The Earth is composed of several distinct layers, each with unique physical and chemical properties. The four primary layers are the crust, mantle, outer core, and inner core, arranged from the surface to the center of the planet.
What are the main layers of the Earth?
The Earth's structure is divided into four main layers based on composition and mechanical behavior. From the outermost to the innermost, these layers are:
- Crust: The thin, solid outermost layer, ranging from 5 to 70 kilometers thick. It is divided into continental crust (thicker, less dense) and oceanic crust (thinner, denser).
- Mantle: The thickest layer, extending to about 2,900 kilometers deep. It is composed of silicate rocks rich in iron and magnesium, and it behaves as a solid but can flow slowly over geological time.
- Outer Core: A liquid layer of molten iron and nickel, approximately 2,200 kilometers thick. Its movement generates Earth's magnetic field.
- Inner Core: A solid, dense sphere of iron and nickel, with a radius of about 1,220 kilometers. Despite extreme temperatures, it remains solid due to immense pressure.
How do scientists study the Earth's layers?
Direct observation of the Earth's interior is impossible because the deepest boreholes reach only about 12 kilometers. Instead, scientists rely on indirect methods, primarily seismic waves generated by earthquakes. These waves travel at different speeds through different materials, revealing boundaries between layers. Key techniques include:
- P-waves (primary waves) travel through solids and liquids, providing data on layer density and state.
- S-waves (secondary waves) cannot travel through liquids, confirming the outer core is molten.
- Analysis of wave refraction and reflection at layer boundaries, such as the Mohorovičić discontinuity (Moho) between crust and mantle.
What are the key differences between the crust, mantle, and core?
| Layer | Thickness (approx.) | State of Matter | Primary Composition |
|---|---|---|---|
| Crust | 5–70 km | Solid | Granite (continental), basalt (oceanic) |
| Mantle | ~2,900 km | Solid (but ductile) | Peridotite (silicate minerals) |
| Outer Core | ~2,200 km | Liquid | Iron and nickel (with lighter elements) |
| Inner Core | Radius ~1,220 km | Solid | Iron and nickel |
Why is the Earth's inner core solid despite extreme heat?

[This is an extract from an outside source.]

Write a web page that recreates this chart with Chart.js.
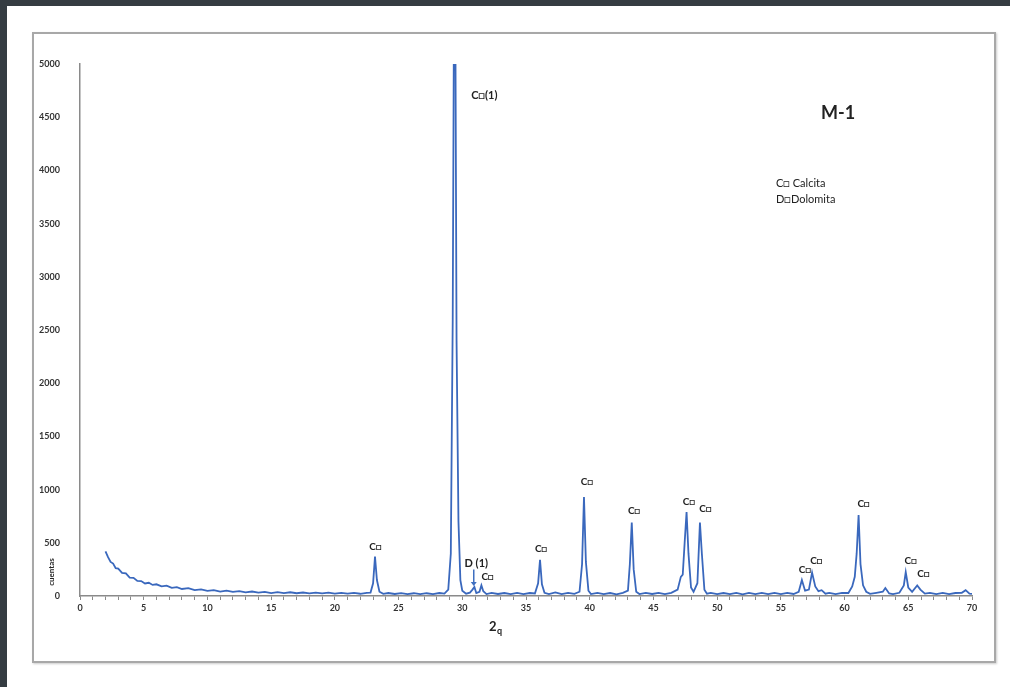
<!DOCTYPE html>
<html>
<head>
<meta charset="utf-8">
<script src="https://cdn.jsdelivr.net/npm/chart.js@4.4.0/dist/chart.umd.min.js"></script>
<style>
  body { margin: 0; background: #353c42; }
  #page { position: absolute; left: 7px; top: 6px; width: 1003px; height: 681px; background: #fff; }
  #frame { position: absolute; left: 32px; top: 32px; width: 960px; height: 627px; border: 2px solid #a8a8a8; box-shadow: 1px 1px 2px #ccc; }
  #wrap { position: absolute; left: 0; top: 0; width: 1010px; height: 687px; }
</style>
</head>
<body>
<div id="page"></div>
<div id="frame"></div>
<div id="wrap"><canvas id="xrd"></canvas></div>
<script>
// 2-theta positions and counts
const twoTheta = [
  2.0, 2.2, 2.4, 2.6, 2.8, 3.0, 3.3, 3.6, 3.9, 4.2, 4.5, 4.8, 5.1, 5.4, 5.7, 6.0, 6.4, 6.8, 7.2, 7.6,
  8.0, 8.5, 9.0, 9.5, 10.0, 10.5, 11.0, 11.5, 12.0, 12.5, 13.0, 13.5, 14.0, 14.5, 15.0, 15.5, 16.0, 16.5, 17.0, 17.5,
  18.0, 18.5, 19.0, 19.5, 20.0, 20.5, 21.0, 21.5, 22.0, 22.5, 22.8, 23.0, 23.15, 23.3, 23.5, 23.8, 24.2, 24.7, 25.2, 25.7,
  26.2, 26.7, 27.2, 27.7, 28.2, 28.6, 28.9, 29.1, 29.25, 29.35, 29.45, 29.55, 29.7, 29.85, 30.0, 30.3, 30.6, 30.8, 30.95, 31.1,
  31.35, 31.5, 31.65, 31.9, 32.3, 32.8, 33.3, 33.8, 34.3, 34.8, 35.3, 35.7, 35.95, 36.1, 36.25, 36.45, 36.8, 37.3, 37.8, 38.3,
  38.8, 39.2, 39.4, 39.55, 39.7, 39.9, 40.1, 40.6, 41.1, 41.6, 42.1, 42.6, 43.0, 43.15, 43.3, 43.45, 43.65, 43.9, 44.4, 44.9,
  45.4, 45.9, 46.4, 46.9, 47.15, 47.3, 47.45, 47.6, 47.75, 47.95, 48.15, 48.45, 48.65, 48.8, 49.0, 49.2, 49.5, 50.0, 50.5, 51.0,
  51.5, 52.0, 52.5, 53.0, 53.5, 54.0, 54.5, 55.0, 55.5, 56.0, 56.4, 56.65, 56.9, 57.2, 57.45, 57.7, 57.95, 58.2, 58.5, 58.8,
  59.3, 59.8, 60.3, 60.6, 60.8, 60.95, 61.1, 61.25, 61.45, 61.7, 62.0, 62.5, 63.0, 63.2, 63.5, 63.8, 64.3, 64.65, 64.8, 65.0,
  65.3, 65.7, 65.95, 66.3, 66.7, 67.2, 67.7, 68.2, 68.7, 69.2, 69.5, 69.8, 70.0
];
const counts = [
  420, 365, 320, 305, 262, 258, 218, 212, 172, 170, 142, 140, 118, 124, 104, 110, 90, 98, 76, 84,
  66, 74, 55, 62, 48, 56, 42, 50, 38, 46, 34, 42, 32, 39, 28, 37, 27, 35, 26, 33,
  25, 32, 24, 31, 23, 30, 22, 29, 21, 30, 32, 120, 370, 150, 40, 20, 28, 19, 27, 18,
  26, 17, 26, 18, 28, 22, 60, 400, 2600, 5600, 5600, 2400, 700, 150, 50, 22, 32, 60, 85, 28,
  40, 100, 45, 18, 30, 19, 28, 17, 29, 18, 28, 24, 120, 340, 110, 30, 18, 34, 17, 29,
  20, 40, 300, 930, 320, 50, 18, 30, 17, 28, 16, 30, 50, 300, 690, 250, 40, 18, 30, 19,
  29, 17, 30, 60, 180, 200, 500, 790, 400, 80, 40, 120, 690, 400, 60, 22, 30, 17, 28, 18,
  30, 16, 29, 18, 30, 17, 29, 18, 30, 19, 40, 150, 50, 60, 220, 90, 45, 55, 22, 30,
  17, 30, 28, 90, 180, 400, 760, 300, 100, 40, 20, 30, 40, 75, 24, 18, 30, 100, 225, 80,
  40, 100, 60, 22, 30, 18, 29, 17, 28, 30, 55, 22, 20
];

// peak labels (position in data units)
const labelX = [23.2, 36.2, 39.8, 43.5, 47.8, 49.1, 56.9, 57.8, 61.5, 65.2, 66.2, 32.0];
const labelY = [460, 440, 1070, 800, 890, 820, 245, 330, 865, 330, 205, 180];
const labelText = "C\u25A1";

const yTicks = { min: 0, max: 5000, step: 500 };
const xTicks = { min: 0, max: 70, step: 1 };

const points = twoTheta.map((t, i) => ({ x: t, y: counts[i] }));

const textPlugin = {
  id: "textPlugin",
  afterDatasetsDraw(chart) {
    const ctx = chart.ctx;
    const xs = chart.scales.x, ys = chart.scales.y;
    ctx.save();
    ctx.fillStyle = "#222";
    ctx.textAlign = "center";
    ctx.textBaseline = "middle";
    ctx.font = "bold 10px Lato";
    labelX.forEach((v, i) => {
      ctx.fillText(labelText, xs.getPixelForValue(v), ys.getPixelForValue(labelY[i]));
    });
    // main peak label
    ctx.textAlign = "left";
    ctx.font = "bold 11px Lato";
    ctx.fillText("C\u25A1(1)", xs.getPixelForValue(30.7), ys.getPixelForValue(4700));
    // dolomite label and arrow
    ctx.textAlign = "center";
    ctx.fillText("D (1)", xs.getPixelForValue(31.1), ys.getPixelForValue(310));
    const ax = xs.getPixelForValue(30.9);
    const a0 = ys.getPixelForValue(250), a1 = ys.getPixelForValue(95);
    ctx.strokeStyle = "#3f6fc0";
    ctx.fillStyle = "#3f6fc0";
    ctx.lineWidth = 1.5;
    ctx.beginPath(); ctx.moveTo(ax, a0); ctx.lineTo(ax, a1 - 3); ctx.stroke();
    ctx.beginPath(); ctx.moveTo(ax - 3, a1 - 4); ctx.lineTo(ax + 3, a1 - 4); ctx.lineTo(ax, a1); ctx.closePath(); ctx.fill();

    // sample name and legend
    ctx.fillStyle = "#222";
    ctx.font = "bold 18px Lato";
    ctx.fillText("M-1", 838, 113);
    ctx.textAlign = "left";
    ctx.font = "11px Lato";
    ctx.fillText("C\u25A1 Calcita", 776, 183);
    ctx.fillText("D\u25A1Dolomita", 776, 199);

    // axis titles
    ctx.font = "bold 13px Lato";
    ctx.textAlign = "left";
    ctx.fillText("2", 489, 627);
    ctx.font = "bold 9px Lato";
    ctx.fillText("q", 497, 631);
    ctx.translate(51, 572);
    ctx.rotate(-Math.PI / 2);
    ctx.textAlign = "center";
    ctx.font = "bold 8px Lato";
    ctx.fillText("cuentas", 0, 0);
    ctx.restore();
  }
};

new Chart(document.getElementById("xrd"), {
  type: "scatter",
  data: {
    datasets: [{
      data: points,
      showLine: true,
      borderColor: "#3a68bd",
      borderWidth: 1.8,
      pointRadius: 0,
      tension: 0
    }]
  },
  options: {
    responsive: true,
    maintainAspectRatio: false,
    animation: false,
    layout: { padding: { left: 0, top: 64, right: 38, bottom: 0 } },
    plugins: { legend: { display: false }, tooltip: { enabled: false } },
    scales: {
      x: {
        type: "linear",
        min: xTicks.min, max: xTicks.max,
        afterFit(s) { s.height = 91; },
        border: { display: true, color: "#8a8a8a", width: 1.5 },
        grid: { display: true, drawOnChartArea: false, drawTicks: true, tickLength: 4, color: "#8a8a8a" },
        ticks: {
          stepSize: xTicks.step, autoSkip: false, maxRotation: 0, padding: 3,
          color: "#333", font: { family: "Lato", size: 9, weight: "bold" },
          callback: v => (v % 5 === 0 ? String(v) : "")
        }
      },
      y: {
        min: yTicks.min, max: yTicks.max,
        afterFit(s) { s.width = 80; },
        border: { display: true, color: "#8a8a8a", width: 1.5 },
        grid: { display: false },
        ticks: {
          stepSize: yTicks.step, padding: 12,
          color: "#333", font: { family: "Lato", size: 9, weight: "bold" },
          callback: v => String(v)
        }
      }
    }
  },
  plugins: [textPlugin]
});
</script>
</body>
</html>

The inner core reaches temperatures comparable to the surface of the Sun, around 5,500°C (9,932°F). However, it remains solid because of the immense pressure exerted by the weight of the overlying layers. This pressure, exceeding 3.6 million atmospheres, compresses the iron and nickel atoms so tightly that they cannot melt into a liquid state, even at such high temperatures. The outer core, with less pressure, remains molten. This solid inner core is crucial for sustaining the geodynamo that drives Earth's magnetic field.